No livro, a senhora diz que há três tipos de estresse. Como identificá-los?
Durante a infância, existem três tipos de estresse: o positivo, o tolerável e o tóxico. O positivo é tipo quando uma criança vai para a aula de natação pela primeira vez. Ela está com medo, está assustada porque é a primeira vez, vai começar a chorar, mas o pai e a mãe estão ali, dando apoio emocional. É um estresse positivo, porque está ensinando a criança, está desenvolvendo habilidades, resiliências. E com o apoio de um cuidador. Esse estresse é positivo e faz parte da vida, vamos viver isso muitas vezes ao longo da vida.
Quando o estresse é, por exemplo, uma criança que está indo pela primeira vez na escolinha, isso pode deixá-la com muito medo. É um lugar novo, longe do pai e da mãe. Ela não conhece aqueles adultos.
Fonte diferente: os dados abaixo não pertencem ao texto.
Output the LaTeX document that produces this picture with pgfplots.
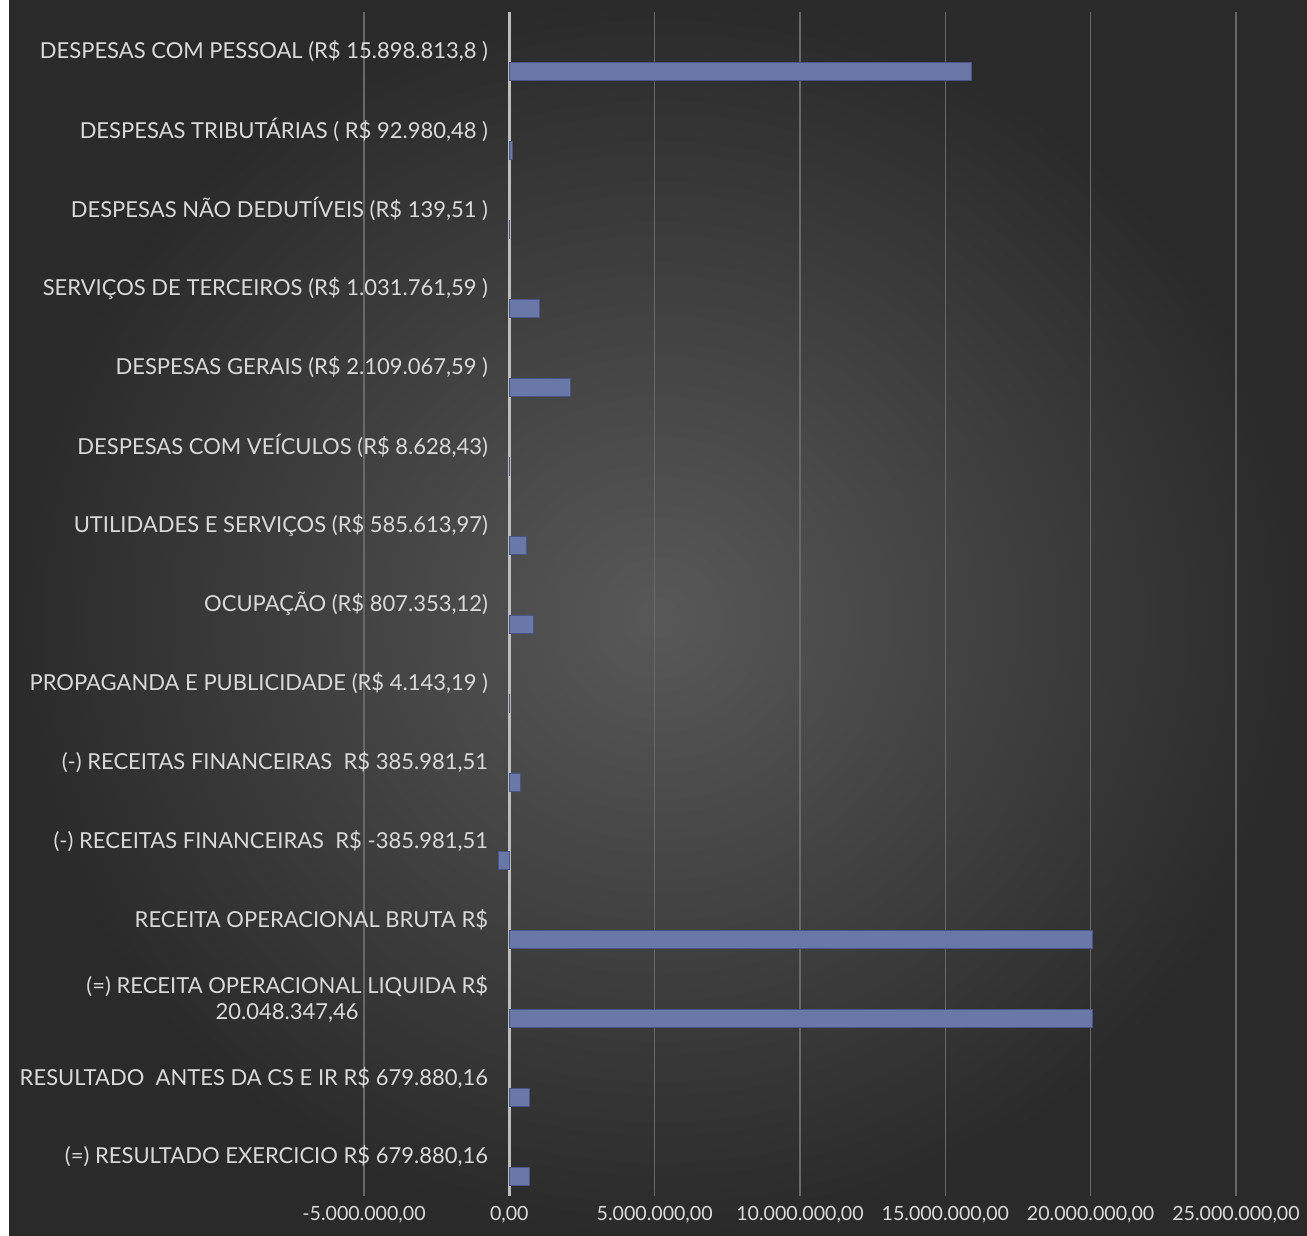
\documentclass[border=0pt]{standalone}
\usepackage{pgfplots}
\pgfplotsset{compat=1.18}
\usepackage{fontspec}
\setmainfont{Lato}
\definecolor{bgin}{HTML}{585858}
\definecolor{bgout}{HTML}{2A2A2A}
\definecolor{grid}{HTML}{686868}
\definecolor{zero}{HTML}{BDBDBD}
\definecolor{bar}{HTML}{6A77A9}
\definecolor{bard}{HTML}{4A5485}
\definecolor{txt}{HTML}{D9D9D9}
\begin{document}
\begin{tikzpicture}
\fill[white] (0,0) rectangle (653.5pt,618pt);
\shade[inner color=bgin, outer color=bgout] (4.5pt,0) rectangle (653.5pt,618pt);
\begin{axis}[
  at={(182pt,20pt)}, anchor=south west,
  scale only axis, width=436pt, height=592pt,
  xmin=-5000000, xmax=25000000, ymin=-0.5, ymax=14.5,
  xtick={-5000000,0,5000000,10000000,15000000,20000000,25000000},
  xticklabels={{-5.000.000,00},{0,00},{5.000.000,00},{10.000.000,00},{15.000.000,00},{20.000.000,00},{25.000.000,00}},
  ytick={0,1,2,3,4,5,6,7,8,9,10,11,12,13,14},
  yticklabels={
    {(=) RESULTADO EXERCICIO R\$ 679.880,16},
    {RESULTADO\ \ ANTES DA CS E IR R\$ 679.880,16},
    {(=) RECEITA OPERACIONAL LIQUIDA R\$\\20.048.347,46},
    {RECEITA OPERACIONAL BRUTA R\$},
    {(-) RECEITAS FINANCEIRAS\ \ R\$ -385.981,51},
    {(-) RECEITAS FINANCEIRAS\ \ R\$ 385.981,51},
    {PROPAGANDA E PUBLICIDADE (R\$ 4.143,19 )},
    {OCUPAÇÃO (R\$ 807.353,12)},
    {UTILIDADES E SERVIÇOS (R\$ 585.613,97)},
    {DESPESAS COM VEÍCULOS (R\$ 8.628,43)},
    {DESPESAS GERAIS (R\$ 2.109.067,59 )},
    {SERVIÇOS DE TERCEIROS (R\$ 1.031.761,59 )},
    {DESPESAS NÃO DEDUTÍVEIS (R\$ 139,51 )},
    {DESPESAS TRIBUTÁRIAS ( R\$ 92.980,48 )},
    {DESPESAS COM PESSOAL (R\$ 15.898.813,8 )}},
  major tick length=0pt,
  axis line style={draw=none},
  xmajorgrids, major grid style={color=grid, line width=0.6pt},
  xticklabel style={font=\fontsize{9.8}{11}\selectfont, text=txt, inner sep=1pt, yshift=-4pt},
  yticklabel style={font=\fontsize{11}{13}\selectfont, text=txt, align=center, xshift=65.5pt},
  clip=false,
]
\draw[zero, line width=1.3pt] (axis cs:0,-0.5) -- (axis cs:0,14.5);
\addplot[xbar, bar width=9pt, bar shift=-10pt, fill=bar, draw=bard, line width=0.3pt] coordinates {
  (679880.16,0)
  (679880.16,1)
  (20048347.46,2)
  (20048347.46,3)
  (-385981.51,4)
  (385981.51,5)
  (4143.19,6)
  (807353.12,7)
  (585613.97,8)
  (8628.43,9)
  (2109067.59,10)
  (1031761.59,11)
  (139.51,12)
  (92980.48,13)
  (15898813.8,14)
};
\end{axis}
\pgfresetboundingbox
\path (0,0) rectangle (653.5pt,618pt);
\end{tikzpicture}
\end{document}
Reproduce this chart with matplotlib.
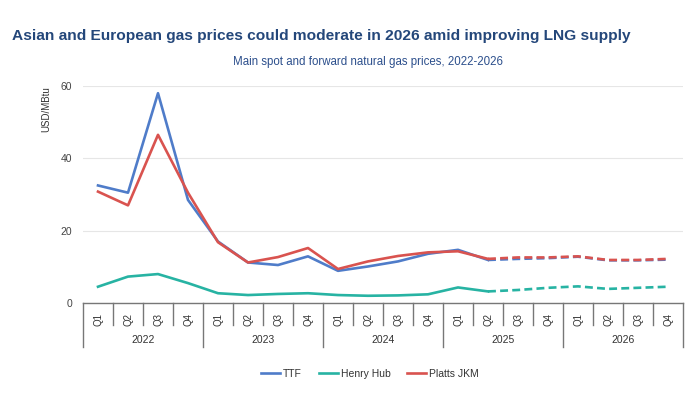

É um estresse maior, mas tolerável, já que ela se sente reforçada pela mãe e pelo pai.
O estresse se torna tóxico quando essa criança passa por repetidos problemas sem o apoio do cuidador adulto. Por exemplo uma casa onde tudo o que a criança faz, tudo o que acontece, que ela erra, tudo que ela comete fora da expectativa do pai e da mãe, ela apanha, fica de castigo. É educado na base do medo.
E de que forma o estresse tóxico prejudica o desenvolvimento da criança?
Essa forma de educação coloca o sistema nervoso da criança em constante estado de alerta, aumenta os níveis de hormônios do estresse, impactando níveis de comportamento e a saúde da criança.
O cuidador adulto se torna uma ameaça, fonte de medo e de terror. Aí o estresse se torna tóxico, principalmente quando existe uma reprodução ao longo de toda a infância. E isso acontece com muitas crianças, que são educadas na base do medo e não têm pai e na mãe figuras que assustam, que as deixam em pânico.
Todo esse estresse tem consequências na vida dessa pessoa, que mais tarde pode desenvolver comportamentos de risco, buscando álcool e drogas para poder se autorregular e lidar com essa hiperativação do sistema nervoso. O nosso cérebro não foi feito para viver com medo. Esse sistema foi feito para nos proteger a vida, é para esses momentos de risco à vida que nosso sistema de segurança deve ser ativado.
Se uma criança vive com medo numa casa onde ela deve ser cuidada, mas na verdade está sendo ameaçada, castigada e punida, isso é um problema que traz consequências para a saúde física, mental e emocional do ser humano.